(Figure scripts)
□ □ □ □

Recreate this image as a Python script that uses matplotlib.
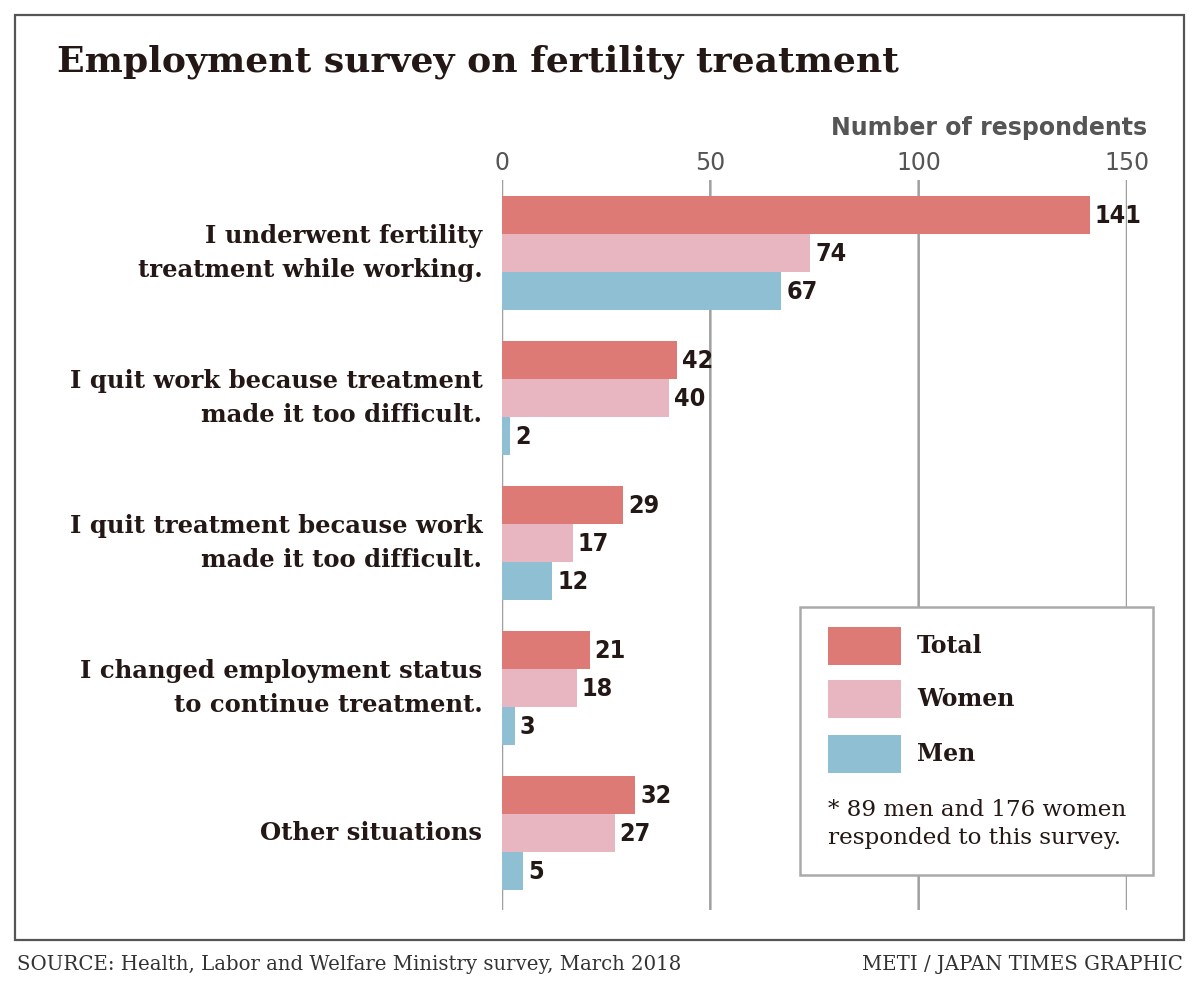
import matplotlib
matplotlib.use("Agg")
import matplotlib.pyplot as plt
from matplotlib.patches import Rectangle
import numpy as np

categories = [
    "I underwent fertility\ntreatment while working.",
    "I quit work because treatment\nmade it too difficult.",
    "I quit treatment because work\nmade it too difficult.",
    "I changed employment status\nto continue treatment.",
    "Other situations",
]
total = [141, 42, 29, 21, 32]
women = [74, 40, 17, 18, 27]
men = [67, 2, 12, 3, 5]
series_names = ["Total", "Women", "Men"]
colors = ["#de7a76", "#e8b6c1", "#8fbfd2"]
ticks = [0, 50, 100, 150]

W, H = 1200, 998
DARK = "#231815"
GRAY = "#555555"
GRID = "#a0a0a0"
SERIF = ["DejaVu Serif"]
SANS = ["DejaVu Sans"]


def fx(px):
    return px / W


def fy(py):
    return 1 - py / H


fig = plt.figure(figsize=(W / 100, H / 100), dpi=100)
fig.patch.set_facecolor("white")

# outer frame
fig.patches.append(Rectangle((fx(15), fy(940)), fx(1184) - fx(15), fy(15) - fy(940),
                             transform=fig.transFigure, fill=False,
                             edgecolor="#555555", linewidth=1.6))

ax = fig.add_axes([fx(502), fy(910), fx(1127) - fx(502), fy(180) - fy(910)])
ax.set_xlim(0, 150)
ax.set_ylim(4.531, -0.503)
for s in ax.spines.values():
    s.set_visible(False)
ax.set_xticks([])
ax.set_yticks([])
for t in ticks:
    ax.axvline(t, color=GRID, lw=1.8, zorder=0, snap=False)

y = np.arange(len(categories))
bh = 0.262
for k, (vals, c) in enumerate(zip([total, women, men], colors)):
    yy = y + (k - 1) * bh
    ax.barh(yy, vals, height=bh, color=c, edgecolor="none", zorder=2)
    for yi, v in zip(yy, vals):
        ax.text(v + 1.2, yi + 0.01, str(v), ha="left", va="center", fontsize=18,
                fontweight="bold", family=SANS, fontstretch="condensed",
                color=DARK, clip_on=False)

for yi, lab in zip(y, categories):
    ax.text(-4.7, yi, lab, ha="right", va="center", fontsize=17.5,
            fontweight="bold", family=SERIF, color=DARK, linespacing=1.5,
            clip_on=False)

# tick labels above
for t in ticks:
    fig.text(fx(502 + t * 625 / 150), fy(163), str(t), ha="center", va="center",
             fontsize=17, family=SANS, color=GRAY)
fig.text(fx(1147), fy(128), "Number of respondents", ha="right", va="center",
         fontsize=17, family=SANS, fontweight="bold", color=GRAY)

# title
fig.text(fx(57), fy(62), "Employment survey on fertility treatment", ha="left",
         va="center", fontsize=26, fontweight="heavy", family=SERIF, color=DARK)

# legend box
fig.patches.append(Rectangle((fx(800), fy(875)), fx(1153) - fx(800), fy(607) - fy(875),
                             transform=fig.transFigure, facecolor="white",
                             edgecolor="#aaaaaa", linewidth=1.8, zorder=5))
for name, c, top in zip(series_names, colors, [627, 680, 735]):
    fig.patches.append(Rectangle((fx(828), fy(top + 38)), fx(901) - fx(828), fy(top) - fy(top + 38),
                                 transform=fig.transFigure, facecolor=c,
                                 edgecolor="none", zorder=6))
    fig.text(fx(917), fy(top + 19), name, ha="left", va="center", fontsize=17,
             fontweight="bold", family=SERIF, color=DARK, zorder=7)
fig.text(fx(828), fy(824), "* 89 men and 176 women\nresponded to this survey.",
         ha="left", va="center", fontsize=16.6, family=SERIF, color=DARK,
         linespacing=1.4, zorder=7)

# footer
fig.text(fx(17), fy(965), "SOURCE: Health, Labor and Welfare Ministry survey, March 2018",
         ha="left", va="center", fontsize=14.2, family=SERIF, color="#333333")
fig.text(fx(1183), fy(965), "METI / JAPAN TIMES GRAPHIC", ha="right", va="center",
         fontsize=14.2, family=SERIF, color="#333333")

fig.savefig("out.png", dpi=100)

□ □ □ □

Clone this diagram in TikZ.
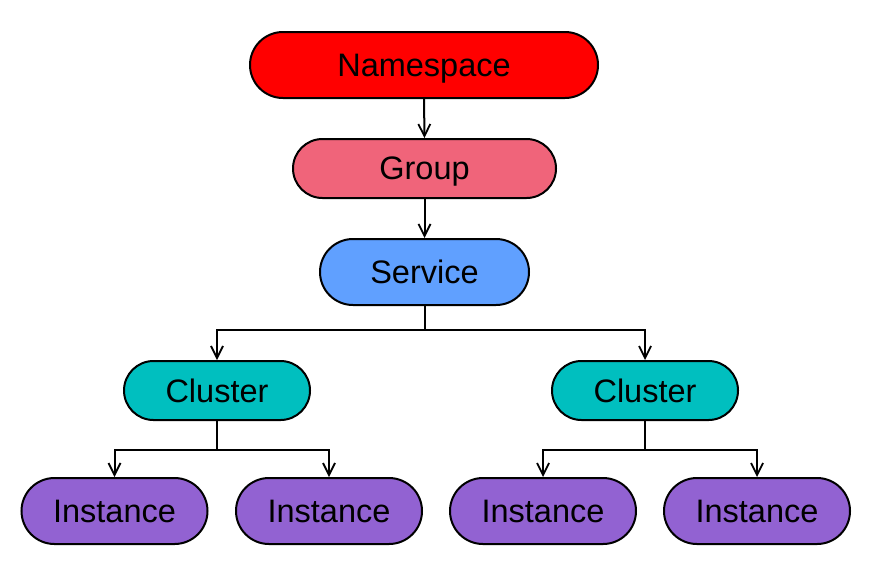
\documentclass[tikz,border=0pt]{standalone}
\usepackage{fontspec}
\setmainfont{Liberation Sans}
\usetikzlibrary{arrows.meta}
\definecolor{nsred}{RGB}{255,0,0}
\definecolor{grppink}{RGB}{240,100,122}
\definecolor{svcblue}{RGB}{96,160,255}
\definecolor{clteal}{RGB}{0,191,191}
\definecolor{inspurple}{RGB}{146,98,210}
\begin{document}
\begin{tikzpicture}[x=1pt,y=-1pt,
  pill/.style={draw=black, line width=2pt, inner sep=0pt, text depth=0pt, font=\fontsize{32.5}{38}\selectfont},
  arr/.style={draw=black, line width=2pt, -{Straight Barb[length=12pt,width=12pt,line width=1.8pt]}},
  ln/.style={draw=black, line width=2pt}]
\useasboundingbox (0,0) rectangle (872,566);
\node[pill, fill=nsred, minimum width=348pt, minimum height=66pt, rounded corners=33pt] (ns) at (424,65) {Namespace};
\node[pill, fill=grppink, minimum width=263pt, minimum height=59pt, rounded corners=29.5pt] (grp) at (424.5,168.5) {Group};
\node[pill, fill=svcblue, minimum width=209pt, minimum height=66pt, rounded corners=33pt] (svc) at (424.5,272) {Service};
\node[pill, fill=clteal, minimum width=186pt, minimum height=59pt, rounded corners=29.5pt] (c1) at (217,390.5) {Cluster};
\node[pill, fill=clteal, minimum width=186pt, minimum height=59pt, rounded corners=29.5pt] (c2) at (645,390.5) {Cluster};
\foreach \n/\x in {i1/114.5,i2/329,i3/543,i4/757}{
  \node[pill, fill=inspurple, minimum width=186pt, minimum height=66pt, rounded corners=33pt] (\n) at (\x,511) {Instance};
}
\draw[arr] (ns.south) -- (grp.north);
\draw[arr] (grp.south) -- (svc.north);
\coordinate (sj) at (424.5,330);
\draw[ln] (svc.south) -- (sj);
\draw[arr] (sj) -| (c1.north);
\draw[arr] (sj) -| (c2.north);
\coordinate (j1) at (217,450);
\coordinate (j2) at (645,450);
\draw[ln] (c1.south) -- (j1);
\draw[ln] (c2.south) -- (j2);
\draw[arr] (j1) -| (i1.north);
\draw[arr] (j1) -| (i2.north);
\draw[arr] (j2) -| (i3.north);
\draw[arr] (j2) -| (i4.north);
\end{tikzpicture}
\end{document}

□ □ □ □

Written request>
Pictures in the material above should be skipped; print exactly the lines from the one with "Recreate this image" through the one with "import numpy as np".

Task solution>
Recreate this image as a Python script that uses matplotlib.
import matplotlib
matplotlib.use("Agg")
import matplotlib.pyplot as plt
from matplotlib.patches import Rectangle
import numpy as np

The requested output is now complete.